▶ Raw records:
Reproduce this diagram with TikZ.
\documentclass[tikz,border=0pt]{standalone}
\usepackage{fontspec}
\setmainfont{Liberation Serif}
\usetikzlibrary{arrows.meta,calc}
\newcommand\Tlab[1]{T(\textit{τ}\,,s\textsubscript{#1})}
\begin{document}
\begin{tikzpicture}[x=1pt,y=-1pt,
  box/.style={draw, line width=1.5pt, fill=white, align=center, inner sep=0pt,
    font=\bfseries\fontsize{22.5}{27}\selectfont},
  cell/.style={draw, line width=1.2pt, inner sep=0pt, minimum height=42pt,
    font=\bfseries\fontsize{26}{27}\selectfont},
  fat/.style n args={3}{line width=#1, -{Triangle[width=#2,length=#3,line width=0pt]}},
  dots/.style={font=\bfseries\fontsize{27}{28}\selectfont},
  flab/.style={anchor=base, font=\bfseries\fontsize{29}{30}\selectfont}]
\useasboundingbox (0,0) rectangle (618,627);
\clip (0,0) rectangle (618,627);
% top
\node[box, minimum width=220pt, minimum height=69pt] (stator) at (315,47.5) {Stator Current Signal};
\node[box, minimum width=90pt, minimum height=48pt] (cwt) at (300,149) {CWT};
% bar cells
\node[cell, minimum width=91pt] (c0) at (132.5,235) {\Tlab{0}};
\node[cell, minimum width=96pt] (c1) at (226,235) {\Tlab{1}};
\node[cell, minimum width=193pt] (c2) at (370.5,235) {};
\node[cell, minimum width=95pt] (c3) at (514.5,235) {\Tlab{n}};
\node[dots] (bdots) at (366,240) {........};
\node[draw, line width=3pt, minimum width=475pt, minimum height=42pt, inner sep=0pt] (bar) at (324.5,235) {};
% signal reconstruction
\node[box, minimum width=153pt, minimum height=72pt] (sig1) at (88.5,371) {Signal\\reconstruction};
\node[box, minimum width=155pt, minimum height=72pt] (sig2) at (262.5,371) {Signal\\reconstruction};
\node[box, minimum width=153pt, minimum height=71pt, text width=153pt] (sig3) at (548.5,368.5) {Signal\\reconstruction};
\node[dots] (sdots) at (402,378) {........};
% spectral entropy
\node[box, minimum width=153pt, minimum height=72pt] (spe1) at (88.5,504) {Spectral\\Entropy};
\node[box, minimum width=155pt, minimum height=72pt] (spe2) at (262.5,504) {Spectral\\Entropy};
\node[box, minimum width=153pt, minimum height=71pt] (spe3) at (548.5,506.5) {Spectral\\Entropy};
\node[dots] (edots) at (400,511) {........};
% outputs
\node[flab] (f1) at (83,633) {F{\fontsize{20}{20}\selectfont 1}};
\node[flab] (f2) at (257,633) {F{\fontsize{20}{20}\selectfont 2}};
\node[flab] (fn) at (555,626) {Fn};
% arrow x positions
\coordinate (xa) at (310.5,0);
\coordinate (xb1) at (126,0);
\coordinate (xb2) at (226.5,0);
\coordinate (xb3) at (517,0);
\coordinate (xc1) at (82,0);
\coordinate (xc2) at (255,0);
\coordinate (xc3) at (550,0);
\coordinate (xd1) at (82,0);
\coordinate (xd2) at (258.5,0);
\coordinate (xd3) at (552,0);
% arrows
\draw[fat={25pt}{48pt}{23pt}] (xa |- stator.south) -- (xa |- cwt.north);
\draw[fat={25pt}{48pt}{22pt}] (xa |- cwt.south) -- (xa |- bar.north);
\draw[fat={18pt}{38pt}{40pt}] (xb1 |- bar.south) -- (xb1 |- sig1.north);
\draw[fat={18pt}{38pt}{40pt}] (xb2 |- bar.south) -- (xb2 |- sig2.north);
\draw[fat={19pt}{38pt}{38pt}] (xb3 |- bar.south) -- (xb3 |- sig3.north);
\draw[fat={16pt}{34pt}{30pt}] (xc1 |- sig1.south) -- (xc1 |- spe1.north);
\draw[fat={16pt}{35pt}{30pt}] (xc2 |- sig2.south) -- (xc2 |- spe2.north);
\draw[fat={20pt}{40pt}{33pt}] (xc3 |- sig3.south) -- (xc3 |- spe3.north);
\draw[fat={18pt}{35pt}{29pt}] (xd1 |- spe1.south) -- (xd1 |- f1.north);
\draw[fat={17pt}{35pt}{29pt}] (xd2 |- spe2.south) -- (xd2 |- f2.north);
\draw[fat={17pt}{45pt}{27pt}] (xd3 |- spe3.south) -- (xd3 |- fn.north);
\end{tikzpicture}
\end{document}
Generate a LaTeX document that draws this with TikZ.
...
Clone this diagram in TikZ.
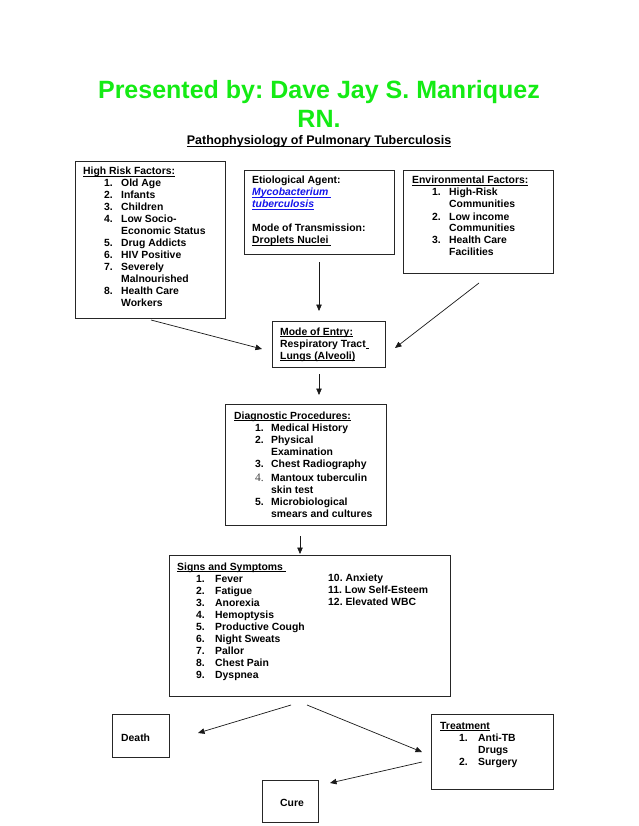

▶ Given request:
Indicate how many lines of the material include the word "diagram"; the number alone is required.

▶ The completed task:
2